[275] One feature of the defences of Berkhampstead is the series of earthen bastions, applied to the outer bank on the north side of the castle, probably at a date long after the foundation of the stronghold.

[276] The breadth of the “lists” or intermediate defence of the town-walls at Carcassonne varies. On the steep western and south-western sides they are very narrow, and in one place are covered by the rectangular Bishop’s tower. The ground-floor of this was a gateway, which could be used to shut off one part of the lists from each other. Of the castle and its defences more will be said later.

[277] At Newcastle the plan was nearly concentric; but the curtains of the outer and inner ward met at one point, and the outer ward was a large space, containing the domestic buildings, while the inner was nearly filled by the keep. The concentric scheme was therefore almost accidental, and no simultaneous use of both lines of defence was possible.

[278] Cf. the outer ditch constructed to cover the barbican at Alnwick, where there was possibly a further outwork next the town.

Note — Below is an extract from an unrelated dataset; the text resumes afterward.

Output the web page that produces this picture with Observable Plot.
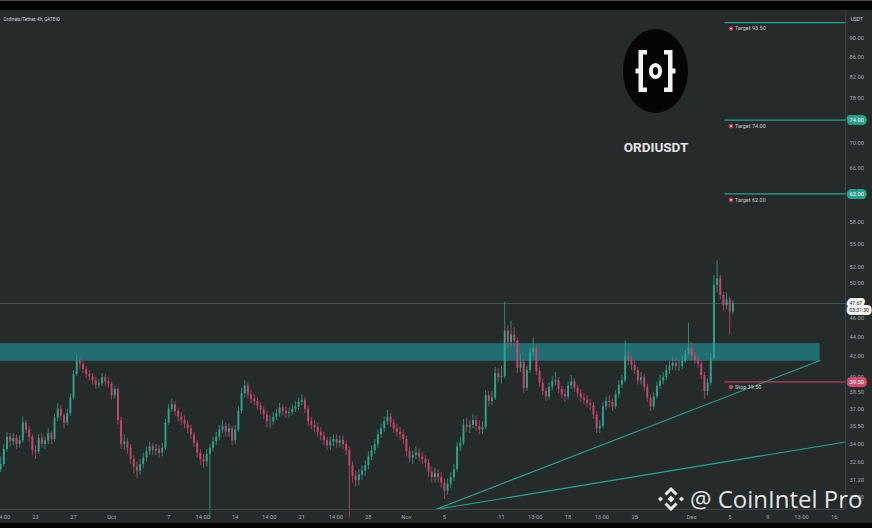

[279] All these gatehouses, like the gatehouse at Rockingham and others of the same period, have a central passage, flanked by round towers towards the field. Traitors’ gate, however, has an entrance of great breadth, wide enough to admit a boat from the river; and the interior is an oblong pool, without flanking guard-rooms. The round towers cap the outer angles, but are of relatively small importance in the plan. The interior pool is actually part of the ditch between the outer ward and the Thames, and the gateway is “a barbican ... placed astride upon the ditch” (Clark, ii. 242).

[280] These angle-towers appear to belong in great part to the end of the twelfth century: the Beauchamp tower is generally attributed to the reign of Edward III.

[281] These and the adjacent curtain are largely of the twelfth century: the Bloody tower was added in the fourteenth century.

[282] Thus protecting the quay outside Traitors’ gate. Cf. the spur-wall at Beaumaris.

[283] The thirteenth-century work in the great hall ([103]) of Chepstow castle is unusually elaborate for military work of the period: nowhere in English castles have we such splendour and beauty of detail as that of which there remain many indications at Coucy.

[284] It was begun about 1267 by Gilbert de Clare, eighth earl of Gloucester and seventh earl of Hertford (d. 1295).